What Happens on an HEC?

The retreats are one day in length, spaced throughout the year. They are held at local retreat facilities.

Each person with a physical disability is partnered with an able-bodied person who cares for him or her throughout the weekend. The retreat combines talks, group discussions, prayer celebrations, Mass, skits, social fun & plenty of time for one-on-one conversations. The retreat begins at 7:00pm on Friday and ends at 1:00pm on Sunday.

HEC retreats are intended to level the playing field for people who often are left out of ordinary church or civic affairs. The HEC community invites people from all faiths and/or walks of life to the retreat experience.
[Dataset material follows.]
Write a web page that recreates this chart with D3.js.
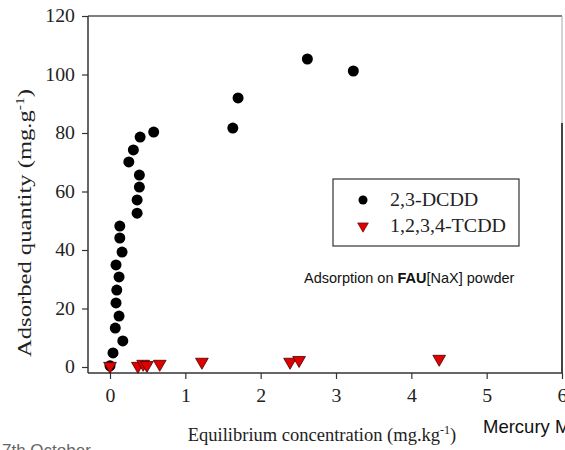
<!DOCTYPE html>
<html>
<head>
<meta charset="utf-8">
<script src="https://cdn.jsdelivr.net/npm/d3@7/dist/d3.min.js"></script>
<style>
  html, body { margin: 0; padding: 0; background: #fff; }
  svg { display: block; }
</style>
</head>
<body>
<svg id="chart" width="565" height="450"></svg>
<script>
// ---- Data ----
const xTicks = [0, 1, 2, 3, 4, 5, 6];
const yTicks = [0, 20, 40, 60, 80, 100, 120];

const seriesNames = ["2,3-DCDD", "1,2,3,4-TCDD"];

// 2,3-DCDD (black circles)
const dcddX = [0.00, 0.04, 0.17, 0.07, 0.12, 0.08, 0.09, 0.12, 0.08, 0.16, 0.13, 0.13,
               0.36, 0.36, 0.39, 0.39, 0.25, 0.31, 0.40, 0.58, 1.63, 1.70, 2.62, 3.23];
const dcddY = [0.4, 4.8, 8.9, 13.3, 17.4, 21.9, 26.3, 30.8, 34.9, 39.3, 44.1, 48.2,
               52.6, 57.1, 61.5, 65.6, 70.1, 74.2, 78.6, 80.3, 81.7, 92.0, 105.3, 101.2];

// 1,2,3,4-TCDD (red down-triangles)
const tcddX = [0.00, 0.37, 0.44, 0.49, 0.66, 1.22, 2.39, 2.51, 4.37];
const tcddY = [0.0, 0.0, 0.7, 0.3, 0.7, 1.4, 1.4, 2.0, 2.4];

(function () {
// ---- Layout ----
const svg = d3.select("#chart");
const pL = 88, pR = 562, pT = 16, pB = 373;
const x = d3.scaleLinear().domain([0, 6]).range([110, 562]);
const y = d3.scaleLinear().domain([0, 120]).range([367, 16]);

const serif = "'Liberation Serif', 'DejaVu Serif', serif";
const sans = "'Liberation Sans', Arial, sans-serif";
const axisColor = "#333";

// horizontally widen texts (the reference glyphs are slightly stretched)
function stretch(sel, f) {
  sel.each(function () {
    const w = this.getComputedTextLength();
    d3.select(this).attr("textLength", w * f).attr("lengthAdjust", "spacingAndGlyphs");
  });
}

// Frame: top and right borders
svg.append("line").attr("x1", pL).attr("x2", pR).attr("y1", pT).attr("y2", pT)
  .attr("stroke", "#555").attr("stroke-width", 1.5);
svg.append("line").attr("x1", pR).attr("x2", pR).attr("y1", pT).attr("y2", 123)
  .attr("stroke", "#aaa").attr("stroke-width", 1);
svg.append("line").attr("x1", pR).attr("x2", pR).attr("y1", 123).attr("y2", pB)
  .attr("stroke", "#444").attr("stroke-width", 2);

// Axes
const yAxis = svg.append("g").attr("transform", `translate(${pL},0)`)
  .call(d3.axisLeft(y).tickValues(yTicks).tickFormat(d3.format("d"))
    .tickSize(6).tickPadding(7).tickSizeOuter(0));
yAxis.select(".domain").remove();
const xAxis = svg.append("g").attr("transform", `translate(0,${pB})`)
  .call(d3.axisBottom(x).tickValues(xTicks).tickFormat(d3.format("d"))
    .tickSize(6).tickPadding(10).tickSizeOuter(0));
xAxis.select(".domain").remove();
[yAxis, xAxis].forEach(g => {
  g.selectAll("line").attr("stroke", axisColor).attr("stroke-width", 1.2);
  g.selectAll("text").attr("font-family", serif).attr("font-size", 18).attr("fill", "#222");
  stretch(g.selectAll("text"), 1.1);
});
svg.append("line").attr("x1", pL).attr("x2", pL).attr("y1", pT).attr("y2", pB)
  .attr("stroke", axisColor).attr("stroke-width", 1.5);
svg.append("line").attr("x1", pL).attr("x2", pR).attr("y1", pB).attr("y2", pB)
  .attr("stroke", axisColor).attr("stroke-width", 1.5);

// Markers
const tri = d3.symbol().type(d3.symbolTriangle);
const dcdd = dcddX.map((v, i) => ({ x: v, y: dcddY[i] }));
const tcdd = tcddX.map((v, i) => ({ x: v, y: tcddY[i] }));

svg.append("g").selectAll("circle").data(dcdd).join("circle")
  .attr("cx", d => x(d.x)).attr("cy", d => y(d.y)).attr("r", 5.5)
  .attr("fill", "#000");

svg.append("g").selectAll("path").data(tcdd).join("path")
  .attr("d", tri.size(70))
  .attr("transform", d => `translate(${x(d.x)},${y(d.y) - 1}) rotate(180)`)
  .attr("fill", "#e00000").attr("stroke", "#400").attr("stroke-width", 0.8);

// Axis titles
const xt = svg.append("text").attr("x", 322).attr("y", 441).attr("text-anchor", "middle")
  .attr("font-family", serif).attr("font-size", 18.5).attr("fill", "#222");
xt.append("tspan").text("Equilibrium concentration (mg.kg");
xt.append("tspan").attr("dy", -7).attr("font-size", 12).text("-1");
xt.append("tspan").attr("dy", 7).text(")");

const yt = svg.append("text").attr("transform", "translate(31,223) rotate(-90)")
  .attr("text-anchor", "middle")
  .attr("font-family", serif).attr("font-size", 19).attr("fill", "#222")
  .attr("textLength", 268).attr("lengthAdjust", "spacingAndGlyphs");
yt.append("tspan").text("Adsorbed quantity (mg.g");
yt.append("tspan").attr("dy", -7).attr("font-size", 12).text("-1");
yt.append("tspan").attr("dy", 7).text(")");

// Legend
const lg = svg.append("g");
lg.append("rect").attr("x", 333).attr("y", 179).attr("width", 186).attr("height", 67)
  .attr("fill", "#fff").attr("stroke", "#333").attr("stroke-width", 1.2);
lg.append("circle").attr("cx", 363).attr("cy", 200).attr("r", 4.5).attr("fill", "#000");
lg.append("path").attr("d", tri.size(50)).attr("transform", "translate(363,226) rotate(180)")
  .attr("fill", "#e00000").attr("stroke", "#400").attr("stroke-width", 0.6);
const labs = lg.selectAll("text.lab").data(seriesNames).join("text").attr("class", "lab")
  .attr("x", 390).attr("y", (d, i) => 206 + i * 26)
  .attr("font-family", serif).attr("font-size", 18).attr("fill", "#222")
  .text(d => d);
stretch(labs, 1.11);

// Annotation
const ann = svg.append("text").attr("x", 304).attr("y", 283)
  .attr("font-family", sans).attr("font-size", 14.5).attr("fill", "#111");
ann.append("tspan").text("Adsorption on ");
ann.append("tspan").attr("font-weight", "bold").text("FAU");
ann.append("tspan").text("[NaX] powder");

// Texts cut at the picture edges (as in the reference)
svg.append("text").attr("x", 483).attr("y", 433)
  .attr("font-family", sans).attr("font-size", 18.5).attr("fill", "#111").text("Mercury M");
svg.append("text").attr("x", 2).attr("y", 456)
  .attr("font-family", sans).attr("font-size", 17).attr("fill", "#666").text("7th October");
})();
</script>
</body>
</html>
Here are the 3 most important things about the retreat:

  1. Able-bodied HECers are not just "volunteers," but full participants on the retreat. Just like the people with physical limitations, they are on the retreat to have fun, deepen their spirituality and share in the community.
  2. Teamwork is crucial to the success of the weekend. Don't be afraid to ask for help if you need it. Also, try to offer help if you are in a position to do so.
  3. We all have abilities and disabilities; some just show more than others. The retreat is intended to provide an atmosphere where our abilities can shine and where we don't have to feel self-conscious about our disabilities.

Your HEC Partner

Each HECer is assigned a partner for the retreat - this is an integral part of the retreat experience! Able-bodied partners help their disabled partner with whatever they need throughout the weekend. Some people need a lot of assistance with everyday tasks such as eating, dressing, brushing their teeth, getting in and out of bed, going to the bathroom, etc. Others mainly need a listening ear or guidance to stay focused on the weekend's activities. Many able-bodied partners are surprised at how much their disabled partners can do for themselves. New able-bodied participants are assigned partners who don't need much help or they work with a more experienced HECer to assist a partner who does need a lot of help.
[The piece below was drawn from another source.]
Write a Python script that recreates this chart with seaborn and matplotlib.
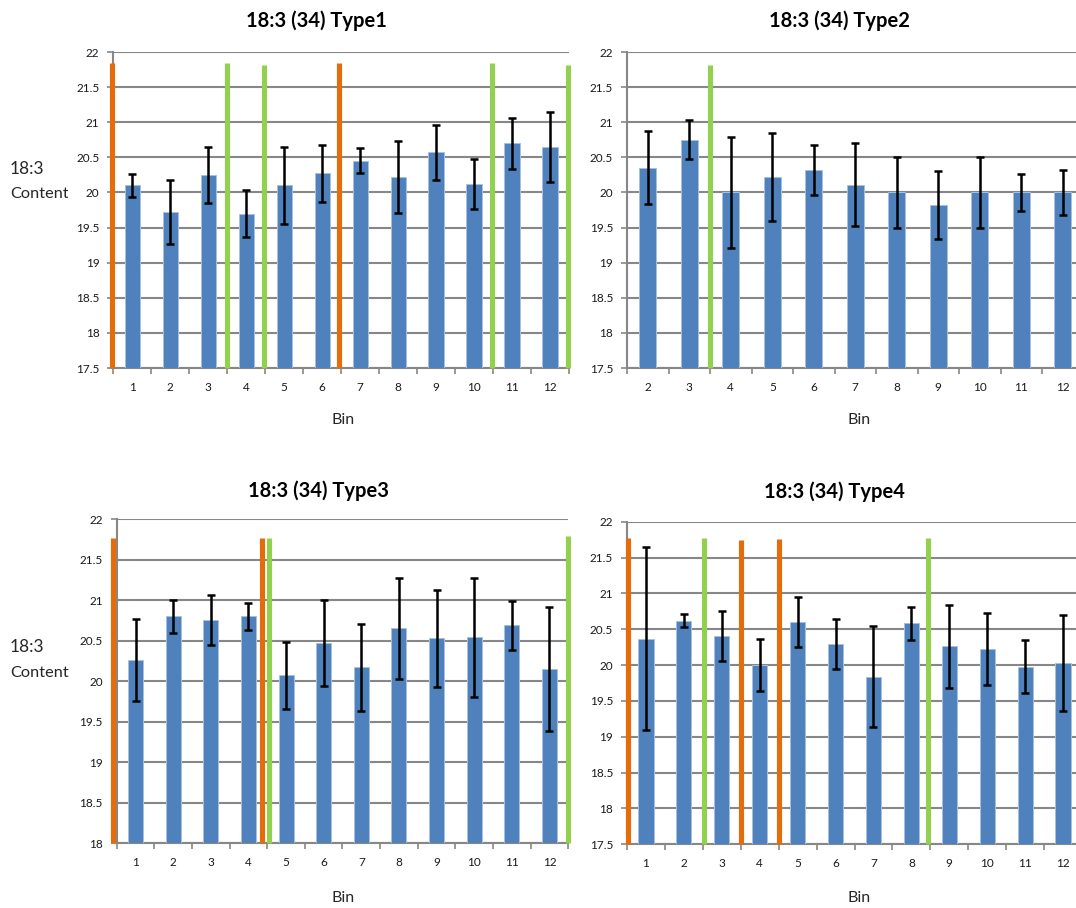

One unusual aspect about the retreat is that everyday tasks take a little longer than we ordinarily expect. We call this phenomenon "HEC Time." It may be a lot different from everyday life, but once HECers get used to going with the flow, they may actually enjoy the slower pace!
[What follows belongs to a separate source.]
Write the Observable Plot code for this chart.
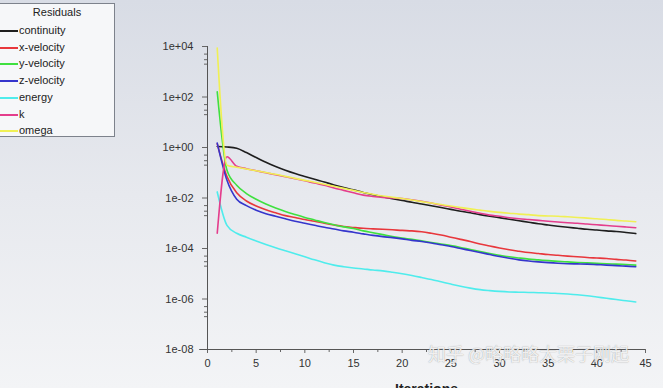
<!DOCTYPE html>
<html>
<head>
<meta charset="utf-8">
<script src="https://cdn.jsdelivr.net/npm/d3@7"></script>
<script src="https://cdn.jsdelivr.net/npm/@observablehq/plot@0.6"></script>
<style>
  html, body { margin: 0; padding: 0; }
  #wrap {
    position: relative; width: 663px; height: 388px; overflow: hidden;
    background: linear-gradient(to bottom, #d8dce5 0%, #e7e9ee 50%, #f3f4f6 100%);
    font-family: "Liberation Sans", Arial, sans-serif;
  }
  #legend {
    position: absolute; left: -1px; top: 3px; width: 116px; height: 134px;
    background: #f6f7f9; border: 1px solid #7d828c; box-sizing: border-box;
    font-size: 11px; color: #222;
  }
  #legend .title { position: absolute; top: 2px; left: 0; width: 100%; text-align: center; }
  #legend .row { position: absolute; left: 0; height: 14px; line-height: 14px; }
  #legend .sw { position: absolute; left: 0; top: 7px; width: 18px; height: 0; border-top: 2px solid; }
  #legend .lb { position: absolute; left: 19px; top: 0; white-space: nowrap; }
  #wm {
    position: absolute; left: 428px; top: 340px; font-family: "Noto Sans CJK SC", sans-serif;
    font-size: 18px; color: rgba(255,255,255,0.85); white-space: nowrap;
    text-shadow: 0 0 1px rgba(110,110,110,0.7);
  }
  #chart { position: absolute; left: 0; top: 0; }
</style>
</head>
<body>
<div id="wrap">
  <div id="chart"></div>
  <div id="legend"></div>
  <div id="wm">知乎 @略略略大栗子刚起</div>
</div>
<script>
const iterations = [1,2,3,4,5,6,7,8,9,10,11,12,13,14,15,16,17,18,19,20,21,22,23,24,25,26,27,28,29,30,31,32,33,34,35,36,37,38,39,40,41,42,43,44];

const seriesNames = ["continuity","x-velocity","y-velocity","z-velocity","energy","k","omega"];
const seriesColors = ["#1e1e1e","#e8373c","#3fe03f","#3535cc","#4fecec","#e43d8c","#f0f055"];

const continuity = [1.1,1.05,0.93,6.3e-1,4.0e-1,2.6e-1,1.78e-1,1.26e-1,9.3e-2,7.1e-2,5.5e-2,4.3e-2,3.3e-2,2.6e-2,2.1e-2,1.66e-2,1.35e-2,1.12e-2,9.3e-3,7.9e-3,6.8e-3,5.75e-3,4.9e-3,4.2e-3,3.55e-3,3.0e-3,2.6e-3,2.2e-3,1.9e-3,1.66e-3,1.45e-3,1.26e-3,1.1e-3,9.5e-4,8.5e-4,7.6e-4,6.9e-4,6.3e-4,5.75e-4,5.4e-4,5.0e-4,4.7e-4,4.3e-4,3.9e-4];
const xVelocity = [1.4,7.1e-2,1.6e-2,7.6e-3,4.8e-3,3.4e-3,2.6e-3,2.0e-3,1.7e-3,1.4e-3,1.2e-3,1.0e-3,8.5e-4,7.4e-4,6.8e-4,6.3e-4,6.0e-4,5.75e-4,5.5e-4,5.2e-4,5.0e-4,4.6e-4,4.0e-4,3.4e-4,2.8e-4,2.3e-4,1.9e-4,1.5e-4,1.26e-4,1.05e-4,8.9e-5,7.8e-5,6.9e-5,6.3e-5,5.75e-5,5.4e-5,5.0e-5,4.7e-5,4.4e-5,4.2e-5,4.0e-5,3.7e-5,3.5e-5,3.2e-5];
const yVelocity = [1.6e2,1.26e-1,3.2e-2,1.5e-2,8.9e-3,5.75e-3,4.0e-3,2.9e-3,2.2e-3,1.7e-3,1.35e-3,1.07e-3,8.7e-4,7.2e-4,6.2e-4,5.0e-4,4.2e-4,3.55e-4,3.0e-4,2.6e-4,2.3e-4,2.0e-4,1.74e-4,1.5e-4,1.3e-4,1.1e-4,9.1e-5,7.6e-5,6.3e-5,5.4e-5,4.7e-5,4.2e-5,3.8e-5,3.55e-5,3.3e-5,3.1e-5,2.95e-5,2.8e-5,2.7e-5,2.6e-5,2.5e-5,2.4e-5,2.3e-5,2.2e-5];
const zVelocity = [1.5,5.0e-2,8.9e-3,5.0e-3,3.3e-3,2.4e-3,1.9e-3,1.5e-3,1.2e-3,1.0e-3,8.3e-4,6.9e-4,5.9e-4,5.0e-4,4.4e-4,3.8e-4,3.3e-4,2.95e-4,2.7e-4,2.4e-4,2.1e-4,1.9e-4,1.66e-4,1.4e-4,1.2e-4,1.0e-4,8.3e-5,6.9e-5,5.75e-5,4.8e-5,4.1e-5,3.55e-5,3.2e-5,2.95e-5,2.75e-5,2.6e-5,2.5e-5,2.45e-5,2.4e-5,2.3e-5,2.2e-5,2.1e-5,2.0e-5,1.9e-5];
const energy = [1.74e-2,8.3e-4,4.0e-4,2.8e-4,2.0e-4,1.45e-4,1.07e-4,8.1e-5,6.2e-5,4.7e-5,3.55e-5,2.75e-5,2.2e-5,1.9e-5,1.7e-5,1.55e-5,1.4e-5,1.3e-5,1.15e-5,1.0e-5,8.5e-6,7.1e-6,5.9e-6,4.8e-6,3.9e-6,3.2e-6,2.7e-6,2.35e-6,2.15e-6,2.0e-6,1.9e-6,1.86e-6,1.82e-6,1.78e-6,1.74e-6,1.66e-6,1.58e-6,1.48e-6,1.35e-6,1.2e-6,1.07e-6,9.5e-7,8.5e-7,7.6e-7];
const kResidual = [4.0e-4,4.3e-1,1.8e-1,1.45e-1,1.2e-1,1.0e-1,8.3e-2,6.9e-2,5.75e-2,4.8e-2,3.9e-2,3.2e-2,2.5e-2,2.0e-2,1.6e-2,1.3e-2,1.15e-2,1.05e-2,1.0e-2,9.5e-3,8.5e-3,7.4e-3,6.3e-3,5.2e-3,4.4e-3,3.6e-3,3.0e-3,2.5e-3,2.1e-3,1.9e-3,1.66e-3,1.5e-3,1.4e-3,1.3e-3,1.2e-3,1.12e-3,1.05e-3,1.0e-3,9.3e-4,8.7e-4,8.1e-4,7.6e-4,7.1e-4,6.6e-4];
const omega = [8.7e3,2.0e-1,1.66e-1,1.4e-1,1.2e-1,1.02e-1,8.7e-2,7.2e-2,6.0e-2,5.0e-2,4.2e-2,3.5e-2,2.9e-2,2.4e-2,2.0e-2,1.66e-2,1.4e-2,1.2e-2,1.07e-2,9.5e-3,8.3e-3,7.2e-3,6.3e-3,5.5e-3,4.8e-3,4.2e-3,3.7e-3,3.3e-3,2.95e-3,2.7e-3,2.5e-3,2.3e-3,2.2e-3,2.0e-3,1.95e-3,1.9e-3,1.8e-3,1.7e-3,1.6e-3,1.5e-3,1.4e-3,1.3e-3,1.23e-3,1.15e-3];

const yTickValues = [1e4,1e2,1,1e-2,1e-4,1e-6,1e-8];
const xTickValues = [0,5,10,15,20,25,30,35,40,45];
const xMinorTicks = [2.5,7.5,12.5,17.5,22.5,27.5,32.5,37.5,42.5];
const yMinorTicks = [5e3,3e3,2e3,5e1,3e1,2e1,5e-1,3e-1,2e-1,5e-3,3e-3,2e-3,5e-5,3e-5,2e-5,5e-7,3e-7,2e-7];
const xLabel = "Iterations";
const legendTitle = "Residuals";

const allSeries = [continuity, xVelocity, yVelocity, zVelocity, energy, kResidual, omega];
const rows = [];
allSeries.forEach((arr, si) => {
  arr.forEach((v, i) => rows.push({series: seriesNames[si], iter: iterations[i], value: v}));
});

const fmt = d => {
  const e = Math.round(Math.log10(d));
  return "1e" + (e < 0 ? "-" : "+") + String(Math.abs(e)).padStart(2, "0");
};

const chart = Plot.plot({
  width: 663,
  height: 388,
  marginLeft: 207,
  marginRight: 18,
  marginTop: 46,
  marginBottom: 39,
  style: {background: "transparent", fontFamily: "Liberation Sans, Arial, sans-serif", fontSize: "11px", color: "#333", overflow: "visible"},
  x: {domain: [0, 45], axis: null},
  y: {type: "log", domain: [1e-8, 1e4], axis: null},
  color: {domain: seriesNames, range: seriesColors},
  marks: [
    Plot.axisY({ticks: yMinorTicks, tickSize: 3, tickFormat: () => "", stroke: "#666"}),
    Plot.axisY({ticks: yTickValues, tickSize: 5, tickPadding: 9, tickFormat: fmt, label: null, stroke: "#666", fill: "#333"}),
    Plot.axisX({ticks: xMinorTicks, tickSize: 3, tickFormat: () => "", label: null, stroke: "#666"}),
    Plot.axisX({ticks: xTickValues, tickSize: 4, tickPadding: 6, tickFormat: d => String(d), label: null, stroke: "#666", fill: "#333"}),
    Plot.ruleX([0], {stroke: "#555", strokeWidth: 1}),
    Plot.ruleY([1e-8], {x1: -0.8, x2: 45, stroke: "#555", strokeWidth: 1}),
    Plot.line(rows, {x: "iter", y: "value", z: "series", stroke: "series", strokeWidth: 1.6, curve: "monotone-x"}),
    Plot.text([xLabel], {frameAnchor: "bottom", dy: 44, fontSize: 14, fontWeight: "bold", fill: "#222", text: d => d})
  ]
});
document.getElementById("chart").appendChild(chart);

// legend (HTML)
const legend = document.getElementById("legend");
const t = document.createElement("div");
t.className = "title";
t.textContent = legendTitle;
legend.appendChild(t);
seriesNames.forEach((name, i) => {
  const r = document.createElement("div");
  r.className = "row";
  r.style.top = (19 + i * 16.7) + "px";
  const sw = document.createElement("div");
  sw.className = "sw";
  sw.style.borderTopColor = seriesColors[i];
  const lb = document.createElement("div");
  lb.className = "lb";
  lb.textContent = name;
  r.appendChild(sw);
  r.appendChild(lb);
  legend.appendChild(r);
});
</script>
</body>
</html>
Please contact us if you would like to be added to the mailing list to receive notices about upcoming retreats or to find out more about HEC retreats.

History of HEC

Thirty five years ago John Keck, a man of vision, commitment and determination, had a dream about offering a Christian retreat program to people with physical disabilities. He shared his decision with a group of friends who enthusiastically helped him turn his dream into reality. The first Handicapped Encounter Christ retreat was successfully launched in April, 1974 in New York, and John became known as the "Father of HEC."

Even though no programmed growth has been planned for HEC, active communities have taken root throughout North America, Australia and the Philippines. Philadelphia's inaugural HEC retreat was in February, 1977, sponsored by Villanova University's Office of Campus Ministry. The flame still burns brightly in the community offering physical, spiritual, and fellowship support to thousands of participants.